All of the material below is to be returned exactly.
***** Provided data
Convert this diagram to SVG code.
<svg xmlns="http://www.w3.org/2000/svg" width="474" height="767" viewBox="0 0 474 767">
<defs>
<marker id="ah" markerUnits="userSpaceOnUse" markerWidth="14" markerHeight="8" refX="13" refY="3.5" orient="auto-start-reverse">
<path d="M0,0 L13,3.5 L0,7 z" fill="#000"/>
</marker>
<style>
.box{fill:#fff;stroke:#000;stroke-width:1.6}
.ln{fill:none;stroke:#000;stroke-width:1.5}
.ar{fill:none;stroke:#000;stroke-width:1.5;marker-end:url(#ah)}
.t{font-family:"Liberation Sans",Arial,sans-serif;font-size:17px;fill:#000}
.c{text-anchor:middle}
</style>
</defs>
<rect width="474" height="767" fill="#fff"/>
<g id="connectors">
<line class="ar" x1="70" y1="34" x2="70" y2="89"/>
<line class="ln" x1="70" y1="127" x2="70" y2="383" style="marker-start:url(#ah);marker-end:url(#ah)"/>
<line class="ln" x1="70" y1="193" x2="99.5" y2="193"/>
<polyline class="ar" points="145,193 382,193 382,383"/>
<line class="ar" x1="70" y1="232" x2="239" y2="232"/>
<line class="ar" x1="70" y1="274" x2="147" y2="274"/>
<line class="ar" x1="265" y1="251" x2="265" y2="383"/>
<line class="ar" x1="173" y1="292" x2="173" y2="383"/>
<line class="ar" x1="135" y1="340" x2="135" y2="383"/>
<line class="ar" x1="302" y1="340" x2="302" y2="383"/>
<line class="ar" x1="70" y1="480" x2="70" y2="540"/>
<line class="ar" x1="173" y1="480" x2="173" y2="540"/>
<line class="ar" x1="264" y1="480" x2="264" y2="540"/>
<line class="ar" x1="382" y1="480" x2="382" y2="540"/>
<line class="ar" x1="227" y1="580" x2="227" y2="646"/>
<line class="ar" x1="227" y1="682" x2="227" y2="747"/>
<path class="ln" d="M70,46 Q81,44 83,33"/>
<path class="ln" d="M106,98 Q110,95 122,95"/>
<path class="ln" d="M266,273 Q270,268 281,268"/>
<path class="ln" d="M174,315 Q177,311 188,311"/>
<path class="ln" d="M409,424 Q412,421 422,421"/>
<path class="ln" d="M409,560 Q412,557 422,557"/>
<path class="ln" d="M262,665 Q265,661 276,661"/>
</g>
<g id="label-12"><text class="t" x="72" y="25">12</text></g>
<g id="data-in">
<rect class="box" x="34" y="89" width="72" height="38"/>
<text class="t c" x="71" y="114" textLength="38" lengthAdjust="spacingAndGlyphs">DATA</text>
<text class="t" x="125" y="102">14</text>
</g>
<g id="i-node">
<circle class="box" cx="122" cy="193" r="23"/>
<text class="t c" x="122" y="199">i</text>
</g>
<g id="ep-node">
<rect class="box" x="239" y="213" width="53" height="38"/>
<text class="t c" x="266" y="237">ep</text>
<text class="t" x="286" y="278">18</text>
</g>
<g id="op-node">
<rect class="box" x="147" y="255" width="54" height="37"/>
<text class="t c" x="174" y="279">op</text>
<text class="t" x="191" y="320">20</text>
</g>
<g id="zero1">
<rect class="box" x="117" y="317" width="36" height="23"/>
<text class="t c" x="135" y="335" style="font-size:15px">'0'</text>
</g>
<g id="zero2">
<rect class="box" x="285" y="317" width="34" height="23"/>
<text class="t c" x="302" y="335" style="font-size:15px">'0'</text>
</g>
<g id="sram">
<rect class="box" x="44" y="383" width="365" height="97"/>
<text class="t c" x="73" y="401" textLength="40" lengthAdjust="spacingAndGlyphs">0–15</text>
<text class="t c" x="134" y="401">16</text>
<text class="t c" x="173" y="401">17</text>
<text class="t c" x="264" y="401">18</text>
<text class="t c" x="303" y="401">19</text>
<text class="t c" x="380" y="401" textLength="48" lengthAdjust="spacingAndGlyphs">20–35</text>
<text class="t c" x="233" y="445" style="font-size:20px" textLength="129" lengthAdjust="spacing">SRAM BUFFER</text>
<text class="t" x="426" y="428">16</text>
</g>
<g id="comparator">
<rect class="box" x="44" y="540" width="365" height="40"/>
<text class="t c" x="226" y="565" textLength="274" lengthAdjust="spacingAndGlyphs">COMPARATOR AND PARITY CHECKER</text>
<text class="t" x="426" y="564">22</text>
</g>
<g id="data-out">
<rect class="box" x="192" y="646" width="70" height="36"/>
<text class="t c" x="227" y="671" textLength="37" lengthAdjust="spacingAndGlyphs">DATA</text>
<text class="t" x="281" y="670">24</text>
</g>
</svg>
**********
**Answer for this exercise**.
Convert this diagram to SVG code.
<svg xmlns="http://www.w3.org/2000/svg" width="474" height="767" viewBox="0 0 474 767">
<defs>
<marker id="ah" markerUnits="userSpaceOnUse" markerWidth="14" markerHeight="8" refX="13" refY="3.5" orient="auto-start-reverse">
<path d="M0,0 L13,3.5 L0,7 z" fill="#000"/>
</marker>
<style>
.box{fill:#fff;stroke:#000;stroke-width:1.6}
.ln{fill:none;stroke:#000;stroke-width:1.5}
.ar{fill:none;stroke:#000;stroke-width:1.5;marker-end:url(#ah)}
.t{font-family:"Liberation Sans",Arial,sans-serif;font-size:17px;fill:#000}
.c{text-anchor:middle}
</style>
</defs>
<rect width="474" height="767" fill="#fff"/>
<g id="connectors">
<line class="ar" x1="70" y1="34" x2="70" y2="89"/>
<line class="ln" x1="70" y1="127" x2="70" y2="383" style="marker-start:url(#ah);marker-end:url(#ah)"/>
<line class="ln" x1="70" y1="193" x2="99.5" y2="193"/>
<polyline class="ar" points="145,193 382,193 382,383"/>
<line class="ar" x1="70" y1="232" x2="239" y2="232"/>
<line class="ar" x1="70" y1="274" x2="147" y2="274"/>
<line class="ar" x1="265" y1="251" x2="265" y2="383"/>
<line class="ar" x1="173" y1="292" x2="173" y2="383"/>
<line class="ar" x1="135" y1="340" x2="135" y2="383"/>
<line class="ar" x1="302" y1="340" x2="302" y2="383"/>
<line class="ar" x1="70" y1="480" x2="70" y2="540"/>
<line class="ar" x1="173" y1="480" x2="173" y2="540"/>
<line class="ar" x1="264" y1="480" x2="264" y2="540"/>
<line class="ar" x1="382" y1="480" x2="382" y2="540"/>
<line class="ar" x1="227" y1="580" x2="227" y2="646"/>
<line class="ar" x1="227" y1="682" x2="227" y2="747"/>
<path class="ln" d="M70,46 Q81,44 83,33"/>
<path class="ln" d="M106,98 Q110,95 122,95"/>
<path class="ln" d="M266,273 Q270,268 281,268"/>
<path class="ln" d="M174,315 Q177,311 188,311"/>
<path class="ln" d="M409,424 Q412,421 422,421"/>
<path class="ln" d="M409,560 Q412,557 422,557"/>
<path class="ln" d="M262,665 Q265,661 276,661"/>
</g>
<g id="label-12"><text class="t" x="72" y="25">12</text></g>
<g id="data-in">
<rect class="box" x="34" y="89" width="72" height="38"/>
<text class="t c" x="71" y="114" textLength="38" lengthAdjust="spacingAndGlyphs">DATA</text>
<text class="t" x="125" y="102">14</text>
</g>
<g id="i-node">
<circle class="box" cx="122" cy="193" r="23"/>
<text class="t c" x="122" y="199">i</text>
</g>
<g id="ep-node">
<rect class="box" x="239" y="213" width="53" height="38"/>
<text class="t c" x="266" y="237">ep</text>
<text class="t" x="286" y="278">18</text>
</g>
<g id="op-node">
<rect class="box" x="147" y="255" width="54" height="37"/>
<text class="t c" x="174" y="279">op</text>
<text class="t" x="191" y="320">20</text>
</g>
<g id="zero1">
<rect class="box" x="117" y="317" width="36" height="23"/>
<text class="t c" x="135" y="335" style="font-size:15px">'0'</text>
</g>
<g id="zero2">
<rect class="box" x="285" y="317" width="34" height="23"/>
<text class="t c" x="302" y="335" style="font-size:15px">'0'</text>
</g>
<g id="sram">
<rect class="box" x="44" y="383" width="365" height="97"/>
<text class="t c" x="73" y="401" textLength="40" lengthAdjust="spacingAndGlyphs">0–15</text>
<text class="t c" x="134" y="401">16</text>
<text class="t c" x="173" y="401">17</text>
<text class="t c" x="264" y="401">18</text>
<text class="t c" x="303" y="401">19</text>
<text class="t c" x="380" y="401" textLength="48" lengthAdjust="spacingAndGlyphs">20–35</text>
<text class="t c" x="233" y="445" style="font-size:20px" textLength="129" lengthAdjust="spacing">SRAM BUFFER</text>
<text class="t" x="426" y="428">16</text>
</g>
<g id="comparator">
<rect class="box" x="44" y="540" width="365" height="40"/>
<text class="t c" x="226" y="565" textLength="274" lengthAdjust="spacingAndGlyphs">COMPARATOR AND PARITY CHECKER</text>
<text class="t" x="426" y="564">22</text>
</g>
<g id="data-out">
<rect class="box" x="192" y="646" width="70" height="36"/>
<text class="t c" x="227" y="671" textLength="37" lengthAdjust="spacingAndGlyphs">DATA</text>
<text class="t" x="281" y="670">24</text>
</g>
</svg>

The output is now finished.